In June 2018, the Supreme Court ruled that the employment status of a plumbing and heating engineer, G Smith, who had worked for a reputable plumbing company between August 2005 and April 2011 was that of a worker, not a self-employed person in business on his own account, and he was thus entitled to paid holiday and the National Minimum Wage. However, Mr Smith has now lost his Employment Tribunal (ET) claim for £74,000 in backdated pay in accordance with his statutory annual leave entitlement.
In Bear Scotland Limited and Others v Fulton and Others, the Employment Appeal Tribunal confirmed that claims for arrears of holiday pay that are pursued under the unlawful deductions provisions are subject to the three-month limitation period for bringing claims laid down by the Employment Rights Act 1996 and a ‘series’ of deductions is broken if there is a gap of more than three months between non-payments. In the light of that case, the Government made changes to the law to limit the period of any unlawful deduction from wages claim to a maximum of two years.

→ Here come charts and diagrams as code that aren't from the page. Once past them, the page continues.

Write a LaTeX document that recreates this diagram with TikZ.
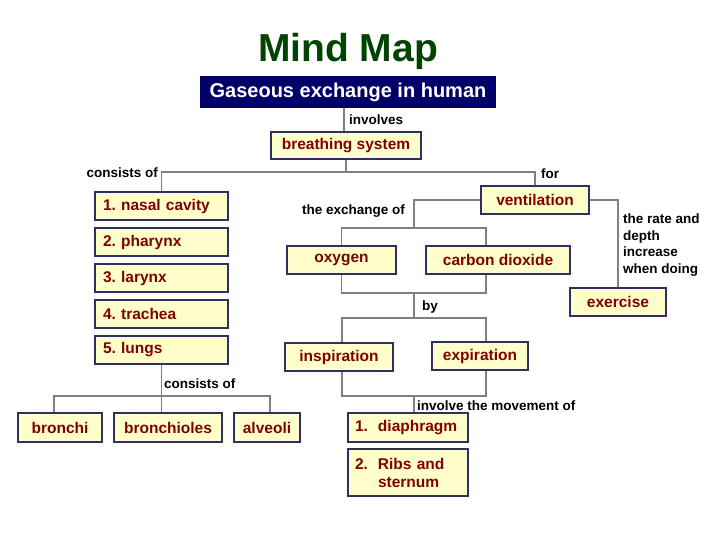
\documentclass[tikz,border=0pt]{standalone}
\usepackage{fontspec}
\setmainfont{Liberation Sans}
\frenchspacing
\definecolor{titlegreen}{RGB}{0,68,0}
\definecolor{navybox}{RGB}{0,0,104}
\definecolor{boxborder}{RGB}{48,48,96}
\definecolor{boxfill}{RGB}{255,255,204}
\definecolor{boxtext}{RGB}{128,0,0}
\definecolor{linegray}{RGB}{128,128,128}
\begin{document}
\frenchspacing
\begin{tikzpicture}[x=1pt,y=-1pt,
  conn/.style={draw=linegray,line width=1.8pt},
  cbox/.style={draw=boxborder,line width=1.8pt,fill=boxfill,text=boxtext,
    font=\bfseries\fontsize{15.5}{18}\selectfont,inner sep=0pt,
    minimum height=28pt,align=center},
  lbox/.style={cbox,inner xsep=8pt,align=left},
  lbl/.style={font=\bfseries\fontsize{13.5}{16.7}\selectfont,text=black,inner sep=0pt}
]
\useasboundingbox[fill=white] (0,0) rectangle (720,540);

% title
\node[font=\bfseries\fontsize{39}{44}\selectfont,text=titlegreen,anchor=base] (title) at (348,62) {Mind Map};

% top box
\node[fill=navybox,text=white,font=\bfseries\fontsize{20}{24}\selectfont,
  minimum width=296pt,minimum height=32pt,inner sep=0pt] (top) at (348,92) {Gaseous exchange in human};

\node[cbox,minimum width=150pt,minimum height=27pt] (bs) at (346,145.5) {breathing system};

% left list
\node[lbox,text width=117pt] (nasal) at (161.5,206) {1. nasal cavity};
\node[lbox,text width=117pt] (pharynx) at (161.5,242) {2. pharynx};
\node[lbox,text width=117pt] (larynx) at (161.5,278) {3. larynx};
\node[lbox,text width=117pt] (trachea) at (161.5,314) {4. trachea};
\node[lbox,text width=117pt] (lungs) at (161.5,350) {5. lungs};

\node[cbox,minimum width=84pt,minimum height=29pt] (bronchi) at (60,427.5) {bronchi};
\node[cbox,minimum width=108pt,minimum height=29pt] (bronchioles) at (168,427.5) {bronchioles};
\node[cbox,minimum width=66pt,minimum height=29pt] (alveoli) at (267,427.5) {alveoli};

% right side
\node[cbox,minimum width=108pt] (vent) at (535,200) {ventilation};
\node[cbox,minimum width=109pt] (oxygen) at (341.5,260) {oxygen};
\node[cbox,minimum width=144pt] (co2) at (498,260) {carbon dioxide};
\node[cbox,minimum width=96pt] (exercise) at (618,302) {exercise};
\node[cbox,minimum width=108pt] (insp) at (339,357) {inspiration};
\node[cbox,minimum width=96pt] (exp) at (480,356) {expiration};
\node[lbox,inner xsep=7pt,text width=106pt,minimum height=29pt] (dia) at (408,427.5) {\makebox[23pt][l]{1.}diaphragm};
\node[lbox,inner xsep=7pt,text width=106pt,minimum height=47pt] (ribs) at (408,472.5) {\makebox[23pt][l]{2.}Ribs and\\\hspace*{23pt}sternum};

% junctions
\coordinate (j1) at (346,172);
\coordinate (j2) at (161.5,396);
\coordinate (j3) at (414,228);
\coordinate (j4) at (414,293);
\coordinate (j5) at (414,318);
\coordinate (j6) at (414,396);

% connectors
\draw[conn] ([xshift=-2]bs.north) -- ([xshift=-2]bs.north |- top.south);
\draw[conn] (bs.south) -- (j1);
\draw[conn] (nasal.north) |- (j1);
\draw[conn] (vent.north) |- (j1);
\draw[conn] (lungs.south) -- (lungs.south |- bronchioles.north);
\draw[conn] ([xshift=-6]bronchi.north) |- (j2) -| ([xshift=3]alveoli.north);
\draw[conn] (vent.west) -| (j3);
\draw[conn] (oxygen.north) |- (j3) -| ([xshift=-12]co2.north);
\draw[conn] (vent.east) -| (exercise.north);
\draw[conn] (oxygen.south) |- (j4) -| ([xshift=-12]co2.south);
\draw[conn] (j4) -- (j5);
\draw[conn] ([xshift=3]insp.north) |- (j5) -| ([xshift=6]exp.north);
\draw[conn] ([xshift=3]insp.south) |- (j6) -| ([xshift=6]exp.south);
\draw[conn] (j6) -- (j6 |- dia.north);

% labels
\node[lbl,anchor=west] (l1) at (349,120) {involves};
\node[lbl,anchor=east] (l2) at (158,173) {consists of};
\node[lbl,anchor=west] (l3) at (541,174) {for};
\node[lbl,anchor=west] (l4) at (302,211) {the exchange of};
\node[lbl,anchor=west,align=left] (l5) at (623,245) {the rate and\\depth\\increase\\when doing};
\node[lbl,anchor=west] (l6) at (422,307) {by};
\node[lbl,anchor=west] (l7) at (164,384) {consists of};
\node[lbl,anchor=west] (l8) at (417,406) {involve the movement of};
\end{tikzpicture}
\end{document}
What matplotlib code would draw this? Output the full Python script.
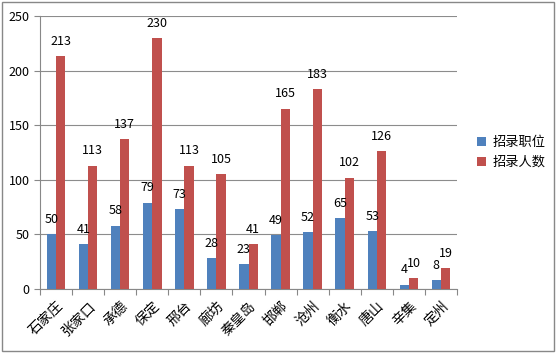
import matplotlib.pyplot as plt
import numpy as np
from matplotlib.patches import Rectangle

plt.rcParams['font.family'] = ['Noto Sans CJK SC', 'DejaVu Sans']

cities = ['石家庄', '张家口', '承德', '保定', '邢台', '廊坊', '秦皇岛',
          '邯郸', '沧州', '衡水', '唐山', '辛集', '定州']
positions = [50, 41, 58, 79, 73, 28, 23, 49, 52, 65, 53, 4, 8]
people = [213, 113, 137, 230, 113, 105, 41, 165, 183, 102, 126, 10, 19]

fig = plt.figure(figsize=(5.57, 3.54), dpi=100)
ax = fig.add_axes([0.0718, 0.1836, 0.7487, 0.7712])

x = np.arange(len(cities))
w = 0.29
b1 = ax.bar(x - w / 2, positions, w, color='#4F81BD', label='招录职位', zorder=3)
b2 = ax.bar(x + w / 2, people, w, color='#C0504D', label='招录人数', zorder=3)

for bars, vals in ((b1, positions), (b2, people)):
    for bar, v in zip(bars, vals):
        ax.annotate(str(v), (bar.get_x() + bar.get_width() / 2, v),
                    xytext=(0, 6), textcoords='offset points',
                    ha='center', va='bottom', fontsize=9)

ax.set_xlim(-0.5, len(cities) - 0.5)
ax.set_ylim(0, 250)
ax.set_yticks(range(0, 251, 50))
ax.yaxis.grid(True, color='#8c8c8c', linewidth=0.8, zorder=0)

ax.set_xticks(np.arange(-0.5, len(cities)), labels=[''] * (len(cities) + 1))
ax.set_xticks(x, minor=True)
ax.set_xticklabels(cities, minor=True, rotation=45, ha='right',
                   rotation_mode='anchor', fontsize=10)
ax.tick_params(axis='x', which='minor', length=0, pad=7)
ax.tick_params(axis='x', which='major', length=4, color='#888888')
ax.tick_params(axis='y', length=4, color='#888888', labelsize=9)

for s in ('top', 'right'):
    ax.spines[s].set_visible(False)
for s in ('left', 'bottom'):
    ax.spines[s].set_color('#888888')

ax.legend(loc='center left', bbox_to_anchor=(1.02, 0.5), frameon=False,
          fontsize=9.5, handlelength=0.7, handleheight=0.7, handletextpad=0.5)

fig.patches.append(Rectangle((0.004, 0.008), 0.99, 0.985, transform=fig.transFigure,
                             fill=False, edgecolor='#888888', linewidth=1))

fig.savefig('out.png', dpi=100)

The company conceded that Mr Smith was owed £336 in holiday pay arrears but disputed the rest of his claim. Its argument was that he should have brought a claim for unlawful deductions from wages within three months of each holiday period dating back to when he first joined the company and within three months of the last holiday period in the series.
The ET ruled that Mr Smith’s claims were out of time. However, as the judgment is not yet available, the precise reasoning behind the decision is, as yet, unclear.
Mr Smith has signalled that he intends to appeal against the ET’s decision. When he commenced his ET claim in 2011, he was unaware that he was entitled to paid holiday leave so did not have the knowledge necessary to attempt to assert his rights in that regard at that time or, indeed, in earlier leave years.
Clarification on the issue of historic holiday leave and pay in general is much needed. An earlier employment status case (King v The Sash Window Workshop Limited) was brought by a claimant who had worked as a salesman under a self-employed, commission-only contract. He too was found to be a worker, but his argument was that his employer’s failure to pay him holiday pay had prevented him from taking his full annual leave entitlement.
Regulation 13(9) of the Working Time Regulations 1998 (WTR) states that workers cannot carry forward leave – it has to be taken within the relevant holiday year, otherwise it is lost. At issue in this case was whether or not the claimant was entitled to pay in lieu of untaken leave throughout the whole period of his employment. His employer argued that he was not and any claim for payment in lieu of leave not taken in the years in question was time barred. He claimed that he did have the right to pursue his claim where the reason for not taking leave during that period was that his employer had refused to pay him.
The Court of Appeal referred questions regarding entitlement to paid holiday leave to the Court of Justice of the European Union (CJEU).
The CJEU ruled that Article 7 of the Working Time Directive (WTD), which the WTR implement into UK law, must be interpreted in such a way that in situations where a worker has not exercised their right to paid annual leave because their employer refused to remunerate them, the right to that leave carries over until the worker does have the opportunity of exercising it. When the employment comes to an end, the worker is entitled to payment in lieu of all leave that is still outstanding.
Furthermore, the CJEU found that an employer’s ignorance regarding a worker’s true employment status is no defence for not paying them holiday pay. Whether or not the employer believed that the claimant was not entitled to paid annual leave was ‘irrelevant’. It is for the employer ‘to seek all information regarding his obligations in that regard’.
However, the case was settled out of court, which left unanswered questions as to whether the WTR are fully compliant with the WTD.